*Task*
Below this line is a set of entries; quote exactly the lines from the line that contains "Clone this diagram in TikZ." to the line that contains "(46,75) rectangle (592,232);", both lines included.

*Material for this exercise*
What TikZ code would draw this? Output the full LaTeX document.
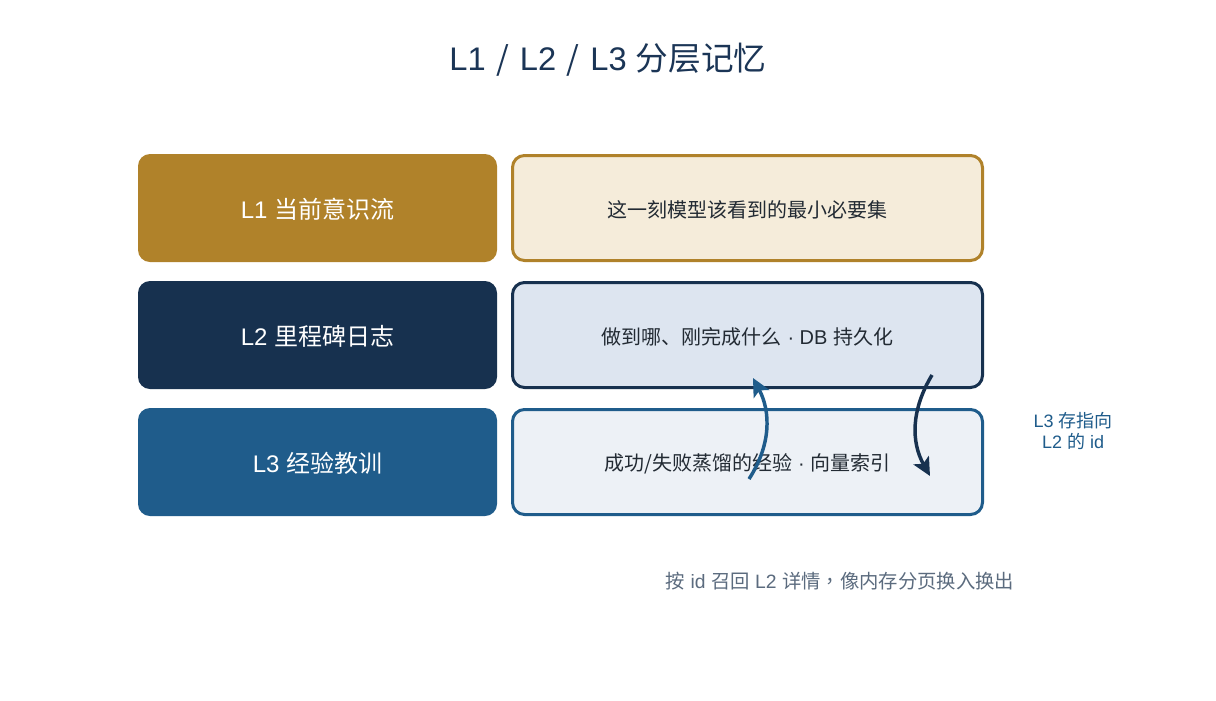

...

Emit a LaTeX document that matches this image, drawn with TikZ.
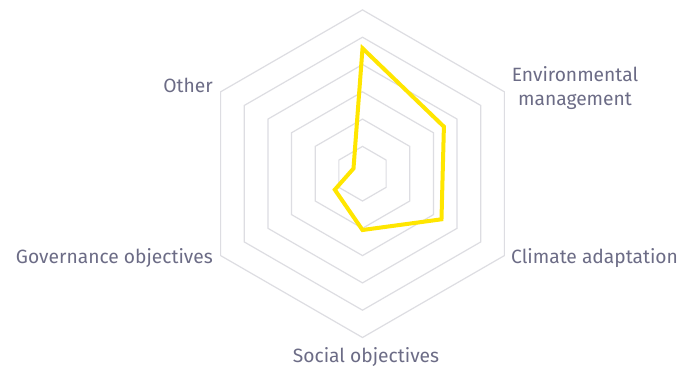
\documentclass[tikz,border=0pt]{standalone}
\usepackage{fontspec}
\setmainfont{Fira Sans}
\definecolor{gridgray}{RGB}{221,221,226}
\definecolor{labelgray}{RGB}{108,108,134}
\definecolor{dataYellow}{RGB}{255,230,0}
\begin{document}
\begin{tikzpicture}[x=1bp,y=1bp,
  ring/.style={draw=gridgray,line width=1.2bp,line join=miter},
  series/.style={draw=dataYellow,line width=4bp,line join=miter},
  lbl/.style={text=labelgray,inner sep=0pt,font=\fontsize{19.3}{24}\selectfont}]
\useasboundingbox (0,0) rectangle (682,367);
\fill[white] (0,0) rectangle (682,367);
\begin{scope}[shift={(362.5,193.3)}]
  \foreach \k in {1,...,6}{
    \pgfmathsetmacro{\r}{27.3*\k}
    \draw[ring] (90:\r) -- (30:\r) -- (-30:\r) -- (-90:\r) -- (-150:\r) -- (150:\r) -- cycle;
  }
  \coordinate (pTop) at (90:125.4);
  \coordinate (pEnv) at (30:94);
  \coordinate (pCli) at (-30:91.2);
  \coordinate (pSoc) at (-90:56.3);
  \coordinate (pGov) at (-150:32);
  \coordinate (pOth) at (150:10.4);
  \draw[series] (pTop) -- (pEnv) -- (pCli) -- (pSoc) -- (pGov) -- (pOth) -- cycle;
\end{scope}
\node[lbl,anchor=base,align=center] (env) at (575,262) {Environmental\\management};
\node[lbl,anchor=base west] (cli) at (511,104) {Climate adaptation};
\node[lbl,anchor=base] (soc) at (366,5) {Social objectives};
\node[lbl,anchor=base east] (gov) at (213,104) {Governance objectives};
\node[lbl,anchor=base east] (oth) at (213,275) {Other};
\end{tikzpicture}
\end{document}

==

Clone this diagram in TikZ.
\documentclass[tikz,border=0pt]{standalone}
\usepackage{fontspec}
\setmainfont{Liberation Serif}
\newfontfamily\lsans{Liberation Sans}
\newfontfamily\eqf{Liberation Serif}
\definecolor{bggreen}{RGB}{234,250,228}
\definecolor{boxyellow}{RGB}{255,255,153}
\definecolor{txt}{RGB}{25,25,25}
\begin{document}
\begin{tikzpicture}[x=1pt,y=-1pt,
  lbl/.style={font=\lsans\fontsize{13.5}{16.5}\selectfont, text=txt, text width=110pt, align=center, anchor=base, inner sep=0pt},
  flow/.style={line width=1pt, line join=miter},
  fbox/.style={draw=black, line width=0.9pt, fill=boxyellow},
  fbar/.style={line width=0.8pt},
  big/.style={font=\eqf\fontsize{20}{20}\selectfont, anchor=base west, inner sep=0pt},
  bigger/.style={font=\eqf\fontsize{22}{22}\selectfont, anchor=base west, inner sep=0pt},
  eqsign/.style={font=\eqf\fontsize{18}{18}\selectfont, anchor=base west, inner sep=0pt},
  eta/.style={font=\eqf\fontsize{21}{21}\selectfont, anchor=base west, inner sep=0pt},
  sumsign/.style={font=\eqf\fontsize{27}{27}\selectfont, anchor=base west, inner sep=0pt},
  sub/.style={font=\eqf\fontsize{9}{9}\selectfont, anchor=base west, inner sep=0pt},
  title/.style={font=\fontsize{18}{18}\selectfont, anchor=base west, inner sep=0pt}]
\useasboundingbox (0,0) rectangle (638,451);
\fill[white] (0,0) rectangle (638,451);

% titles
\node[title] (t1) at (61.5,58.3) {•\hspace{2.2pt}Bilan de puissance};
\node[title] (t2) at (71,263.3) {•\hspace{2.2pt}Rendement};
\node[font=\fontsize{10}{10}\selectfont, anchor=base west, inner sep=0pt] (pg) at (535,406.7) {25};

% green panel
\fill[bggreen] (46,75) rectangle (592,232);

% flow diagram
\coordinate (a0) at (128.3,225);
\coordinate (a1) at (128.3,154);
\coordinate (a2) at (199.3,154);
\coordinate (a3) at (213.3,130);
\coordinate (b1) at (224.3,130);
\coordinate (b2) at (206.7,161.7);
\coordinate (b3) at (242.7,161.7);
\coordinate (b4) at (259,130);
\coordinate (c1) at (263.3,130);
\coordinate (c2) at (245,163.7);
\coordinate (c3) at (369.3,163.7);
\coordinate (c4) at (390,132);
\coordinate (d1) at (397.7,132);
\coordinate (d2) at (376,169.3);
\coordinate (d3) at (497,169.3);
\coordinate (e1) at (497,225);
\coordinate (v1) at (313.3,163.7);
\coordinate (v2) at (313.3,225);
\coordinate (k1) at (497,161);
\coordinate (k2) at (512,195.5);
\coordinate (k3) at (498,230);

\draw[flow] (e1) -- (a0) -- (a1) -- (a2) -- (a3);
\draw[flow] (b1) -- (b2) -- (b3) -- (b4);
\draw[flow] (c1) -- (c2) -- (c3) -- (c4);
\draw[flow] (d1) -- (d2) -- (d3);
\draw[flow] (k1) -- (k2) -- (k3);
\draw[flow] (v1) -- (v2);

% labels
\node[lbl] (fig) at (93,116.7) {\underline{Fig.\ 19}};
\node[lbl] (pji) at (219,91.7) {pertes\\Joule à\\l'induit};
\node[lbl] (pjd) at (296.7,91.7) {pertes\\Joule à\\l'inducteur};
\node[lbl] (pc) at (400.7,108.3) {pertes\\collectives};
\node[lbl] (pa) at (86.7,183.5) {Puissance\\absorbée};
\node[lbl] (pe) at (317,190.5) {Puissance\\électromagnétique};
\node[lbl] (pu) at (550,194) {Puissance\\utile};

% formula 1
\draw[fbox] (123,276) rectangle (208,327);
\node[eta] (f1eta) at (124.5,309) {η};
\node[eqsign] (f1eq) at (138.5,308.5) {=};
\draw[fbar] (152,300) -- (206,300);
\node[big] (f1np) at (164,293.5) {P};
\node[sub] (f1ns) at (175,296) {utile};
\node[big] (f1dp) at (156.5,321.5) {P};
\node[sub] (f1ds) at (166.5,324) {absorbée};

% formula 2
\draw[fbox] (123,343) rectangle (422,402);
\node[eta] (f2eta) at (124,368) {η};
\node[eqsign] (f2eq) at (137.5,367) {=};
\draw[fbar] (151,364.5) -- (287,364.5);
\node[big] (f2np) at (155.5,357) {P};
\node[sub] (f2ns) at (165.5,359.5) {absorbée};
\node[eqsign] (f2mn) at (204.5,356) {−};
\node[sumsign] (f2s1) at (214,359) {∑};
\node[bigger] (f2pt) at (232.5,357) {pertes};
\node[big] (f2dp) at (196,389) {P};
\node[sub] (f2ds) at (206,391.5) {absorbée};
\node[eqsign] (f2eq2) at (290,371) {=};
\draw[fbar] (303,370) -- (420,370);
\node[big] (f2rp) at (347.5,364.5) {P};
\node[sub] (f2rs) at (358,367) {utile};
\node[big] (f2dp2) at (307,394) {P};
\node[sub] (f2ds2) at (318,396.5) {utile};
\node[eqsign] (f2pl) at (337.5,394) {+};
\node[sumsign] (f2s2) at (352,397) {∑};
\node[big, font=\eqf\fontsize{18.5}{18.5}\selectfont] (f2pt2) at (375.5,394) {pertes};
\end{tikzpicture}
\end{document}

*Final answer*
Clone this diagram in TikZ.
\documentclass[tikz,border=0pt]{standalone}
\usepackage{fontspec}
\setmainfont{Liberation Serif}
\newfontfamily\lsans{Liberation Sans}
\newfontfamily\eqf{Liberation Serif}
\definecolor{bggreen}{RGB}{234,250,228}
\definecolor{boxyellow}{RGB}{255,255,153}
\definecolor{txt}{RGB}{25,25,25}
\begin{document}
\begin{tikzpicture}[x=1pt,y=-1pt,
  lbl/.style={font=\lsans\fontsize{13.5}{16.5}\selectfont, text=txt, text width=110pt, align=center, anchor=base, inner sep=0pt},
  flow/.style={line width=1pt, line join=miter},
  fbox/.style={draw=black, line width=0.9pt, fill=boxyellow},
  fbar/.style={line width=0.8pt},
  big/.style={font=\eqf\fontsize{20}{20}\selectfont, anchor=base west, inner sep=0pt},
  bigger/.style={font=\eqf\fontsize{22}{22}\selectfont, anchor=base west, inner sep=0pt},
  eqsign/.style={font=\eqf\fontsize{18}{18}\selectfont, anchor=base west, inner sep=0pt},
  eta/.style={font=\eqf\fontsize{21}{21}\selectfont, anchor=base west, inner sep=0pt},
  sumsign/.style={font=\eqf\fontsize{27}{27}\selectfont, anchor=base west, inner sep=0pt},
  sub/.style={font=\eqf\fontsize{9}{9}\selectfont, anchor=base west, inner sep=0pt},
  title/.style={font=\fontsize{18}{18}\selectfont, anchor=base west, inner sep=0pt}]
\useasboundingbox (0,0) rectangle (638,451);
\fill[white] (0,0) rectangle (638,451);

% titles
\node[title] (t1) at (61.5,58.3) {•\hspace{2.2pt}Bilan de puissance};
\node[title] (t2) at (71,263.3) {•\hspace{2.2pt}Rendement};
\node[font=\fontsize{10}{10}\selectfont, anchor=base west, inner sep=0pt] (pg) at (535,406.7) {25};

% green panel
\fill[bggreen] (46,75) rectangle (592,232);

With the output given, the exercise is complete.